-- BEGIN DATA EXTRACT --

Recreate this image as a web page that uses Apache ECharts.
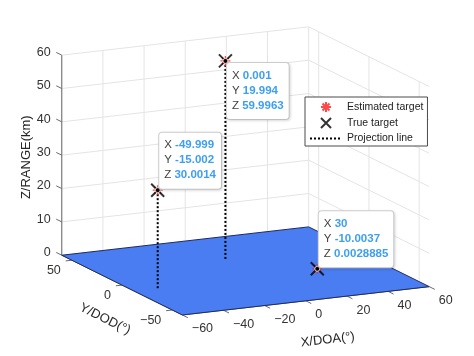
<!DOCTYPE html>
<html><head><meta charset="utf-8">
<script src="https://cdn.jsdelivr.net/npm/echarts@6/dist/echarts.min.js"></script>
<style>html,body{margin:0;padding:0;background:#fff}#c{width:474px;height:356px}</style>
</head><body><div id="c"></div>
<script>
// ---------------- data ----------------
const xTicks = [-60, -40, -20, 0, 20, 40, 60];
const yTicks = [-50, 0, 50];
const zTicks = [0, 10, 20, 30, 40, 50, 60];
const xRange = [-60, 60];
const yRange = [-60, 60];
const zRange = [0, 60];
const estX = [0.001, -49.999, 30];
const estY = [19.994, -15.002, -10.0037];
const estZ = [59.9963, 30.0014, 0.0028885];
const trueX = [0, -50, 30];
const trueY = [20, -15, -10];
const trueZ = [60, 30, 0];
const xName = 'X/DOA(°)';
const yName = 'Y/DOD(°)';
const zName = 'Z/RANGE(km)';
const seriesNames = ['Estimated target', 'True target', 'Projection line'];

// ---------------- view / style ----------------
const view = { az: -25.7, el: 13.8, box: [274, 278, 206], center: [245.5, 170.9] };
const FONT = '"Liberation Sans", Arial, Helvetica, sans-serif';
const deg = Math.PI / 180;
function project(x, y, z) {
  const a = view.az * deg, e = view.el * deg;
  const nx = (x - (xRange[0] + xRange[1]) / 2) / (xRange[1] - xRange[0]) * view.box[0];
  const ny = (y - (yRange[0] + yRange[1]) / 2) / (yRange[1] - yRange[0]) * view.box[1];
  const nz = (z - (zRange[0] + zRange[1]) / 2) / (zRange[1] - zRange[0]) * view.box[2];
  const r = nx * Math.cos(a) + ny * Math.sin(a);
  const u = -nx * Math.sin(a) * Math.sin(e) + ny * Math.cos(a) * Math.sin(e) + nz * Math.cos(e);
  return [view.center[0] + r, view.center[1] - u];
}
const fmtTick = v => (v < 0 ? '\u2212' + Math.abs(v) : String(v));

function seg(api, a, b, style) {
  const p = api.coord(project(a[0], a[1], a[2]));
  const q = api.coord(project(b[0], b[1], b[2]));
  return { type: 'line', shape: { x1: p[0], y1: p[1], x2: q[0], y2: q[1] }, style: style };
}
function txt(api, pt3, dx, dy, text, align, vAlign, size, color) {
  const p = api.coord(project(pt3[0], pt3[1], pt3[2]));
  return { type: 'text', style: { text: text, x: p[0] + dx, y: p[1] + dy, align: align, verticalAlign: vAlign,
    fontSize: size, fontFamily: FONT, fill: color } };
}
function axisName(api, a, b, dx, dy, text) {
  const p = api.coord(project(a[0], a[1], a[2]));
  const q = api.coord(project(b[0], b[1], b[2]));
  let ang = Math.atan2(-(q[1] - p[1]), q[0] - p[0]);
  if (Math.abs(q[0] - p[0]) < 1e-6) ang = Math.PI / 2;
  const m = [(p[0] + q[0]) / 2 + dx, (p[1] + q[1]) / 2 + dy];
  return { type: 'text', x: m[0], y: m[1], rotation: ang,
    style: { text: text, x: 0, y: 0, align: 'center', verticalAlign: 'middle', fontSize: 13, fontFamily: FONT, fill: '#262626' } };
}

function renderFrame(params, api) {
  const [x0, x1] = xRange, [y0, y1] = yRange, [z0, z1] = zRange;
  const ch = [];
  const g = { stroke: '#e4e4e4', lineWidth: 1 };
  xTicks.forEach(t => ch.push(seg(api, [t, y1, z0], [t, y1, z1], g)));
  zTicks.forEach(t => ch.push(seg(api, [x0, y1, t], [x1, y1, t], g)));
  yTicks.forEach(t => ch.push(seg(api, [x1, t, z0], [x1, t, z1], g)));
  zTicks.forEach(t => ch.push(seg(api, [x1, y0, t], [x1, y1, t], g)));
  const ax = { stroke: '#6a6a6a', lineWidth: 1 };
  ch.push(seg(api, [x0, y1, z0], [x0, y1, z1], ax));
  ch.push(seg(api, [x0, y0, z0], [x1, y0, z0], ax));
  ch.push(seg(api, [x0, y0, z0], [x0, y1, z0], ax));
  const TLY = 5.5, TLX = 3;
  zTicks.forEach(t => ch.push(seg(api, [x0, y1, t], [x0, y1 + TLY, t], ax)));
  xTicks.forEach(t => ch.push(seg(api, [t, y0, z0], [t, y0 - TLY, z0], ax)));
  yTicks.forEach(t => ch.push(seg(api, [x0, t, z0], [x0 - TLX, t, z0], ax)));
  zTicks.forEach(t => ch.push(txt(api, [x0, y1, t], -11, -2.5, fmtTick(t), 'right', 'middle', 12.5, '#333')));
  xTicks.forEach(t => ch.push(txt(api, [t, y0, z0], 9.5, 14, fmtTick(t), 'left', 'middle', 12.5, '#333')));
  yTicks.forEach(t => ch.push(txt(api, [x0, t, z0], -11, 10.5, fmtTick(t), 'right', 'middle', 12.5, '#333')));
  ch.push(axisName(api, [x0, y1, z0], [x0, y1, z1], -35, 2, zName));
  ch.push(axisName(api, [x0, y1, z0], [x0, y0, z0], -17, 34, yName));
  ch.push(axisName(api, [x0, y0, z0], [x1, y0, z0], 22, 39, xName));
  return { type: 'group', children: ch };
}

function renderFloor(params, api) {
  const [x0, x1] = xRange, [y0, y1] = yRange, z0 = zRange[0];
  const pts = [[x0, y0], [x1, y0], [x1, y1], [x0, y1]].map(p => api.coord(project(p[0], p[1], z0)));
  return { type: 'polygon', shape: { points: pts },
    style: { fill: '#4a7df1', stroke: '#1d2b63', lineWidth: 1, lineJoin: 'round' } };
}

function renderTip(params, api) {
  const i = params.dataIndex;
  const p = api.coord(project(estX[i], estY[i], estZ[i]));
  const below = estZ[i] > 45; // tip drawn under the point when it sits at the top
  const text = '{k|X }{v|' + estX[i] + '}\n{k|Y }{v|' + estY[i] + '}\n{k|Z }{v|' + estZ[i] + '}';
  return { type: 'text', style: {
    text: text, x: p[0] + 1.5, y: p[1] + (below ? 2 : -1.5), align: 'left', verticalAlign: below ? 'top' : 'bottom',
    backgroundColor: '#ffffff', borderColor: '#d0d0d0', borderWidth: 1, borderRadius: 3,
    padding: [5, 5, 6, 5], lineHeight: 15,
    shadowColor: 'rgba(0,0,0,0.12)', shadowBlur: 3, shadowOffsetX: 1, shadowOffsetY: 1,
    rich: {
      k: { fontSize: 11.5, fontFamily: FONT, fill: '#404040', lineHeight: 15 },
      v: { fontSize: 11.5, fontFamily: FONT, fontWeight: 'bold', fill: '#3d9ff2', lineHeight: 15 }
    } } };
}

const estPts = estX.map((v, i) => project(estX[i], estY[i], estZ[i]));
const truePts = trueX.map((v, i) => project(trueX[i], trueY[i], trueZ[i]));
const lineSeries = estX.map((v, i) => ({
  type: 'line', name: seriesNames[2], z: 3, silent: true, symbol: 'none', showSymbol: false,
  data: [project(estX[i], estY[i], estZ[i]), project(estX[i], estY[i], zRange[0])],
  lineStyle: { color: '#000', width: 2, type: 'dotted' }, itemStyle: { color: '#000' }
}));

const option = {
  animation: false,
  grid: { left: 0, right: 0, top: 0, bottom: 0 },
  xAxis: { type: 'value', min: 0, max: 474, show: false },
  yAxis: { type: 'value', min: 0, max: 356, inverse: true, show: false },
  legend: {
    data: [seriesNames[0], seriesNames[1], { name: seriesNames[2], itemStyle: { opacity: 0 } }],
    orient: 'vertical', left: 305, top: 97,
    itemWidth: 32, itemHeight: 10, itemGap: 4, padding: [4, 4, 2, 4],
    backgroundColor: '#fff', borderColor: '#4a4a4a', borderWidth: 1, borderRadius: 0,
    textStyle: { fontSize: 10.5, fontFamily: FONT, color: '#222' }, selectedMode: false
  },
  series: [
    { type: 'custom', z: 1, silent: true, clip: false, data: [[0, 0]], renderItem: renderFrame },
    { type: 'custom', z: 2, silent: true, clip: false, data: [[0, 0]], renderItem: renderFloor },
    ...lineSeries,
    { type: 'scatter', name: seriesNames[0], z: 4, silent: true, data: estPts,
      symbol: 'path://M5,0L5,10M0,5L10,5M1.5,1.5L8.5,8.5M1.5,8.5L8.5,1.5', symbolSize: 10, symbolKeepAspect: true,
      itemStyle: { color: '#ff1a1a', borderColor: '#ff1a1a', borderWidth: 1.3 } },
    { type: 'scatter', name: seriesNames[1], z: 4, silent: true, data: truePts,
      symbol: 'path://M0,0L10,10M0,10L10,0', symbolSize: 13, symbolKeepAspect: true,
      itemStyle: { color: '#000', borderColor: '#000', borderWidth: 2 } },
    { type: 'scatter', name: 'tipdot', z: 5, silent: true, data: estPts, symbol: 'circle', symbolSize: 5,
      itemStyle: { color: '#000', borderColor: '#fff', borderWidth: 1 } },
    { type: 'custom', z: 6, silent: true, clip: false, data: estPts, renderItem: renderTip }
  ]
};
const chart = echarts.init(document.getElementById('c'));
chart.setOption(option);
</script></body></html>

-- END DATA EXTRACT --

** EXERCISE PROMPT **
Emit the lines of the material exactly, from its first line to the line containing "const seriesNames = ['Estimated", inclusive; leave every picture out.

** THE ANSWER **
Recreate this image as a web page that uses Apache ECharts.
<!DOCTYPE html>
<html><head><meta charset="utf-8">
<script src="https://cdn.jsdelivr.net/npm/echarts@6/dist/echarts.min.js"></script>
<style>html,body{margin:0;padding:0;background:#fff}#c{width:474px;height:356px}</style>
</head><body><div id="c"></div>
<script>
// ---------------- data ----------------
const xTicks = [-60, -40, -20, 0, 20, 40, 60];
const yTicks = [-50, 0, 50];
const zTicks = [0, 10, 20, 30, 40, 50, 60];
const xRange = [-60, 60];
const yRange = [-60, 60];
const zRange = [0, 60];
const estX = [0.001, -49.999, 30];
const estY = [19.994, -15.002, -10.0037];
const estZ = [59.9963, 30.0014, 0.0028885];
const trueX = [0, -50, 30];
const trueY = [20, -15, -10];
const trueZ = [60, 30, 0];
const xName = 'X/DOA(°)';
const yName = 'Y/DOD(°)';
const zName = 'Z/RANGE(km)';
const seriesNames = ['Estimated target', 'True target', 'Projection line'];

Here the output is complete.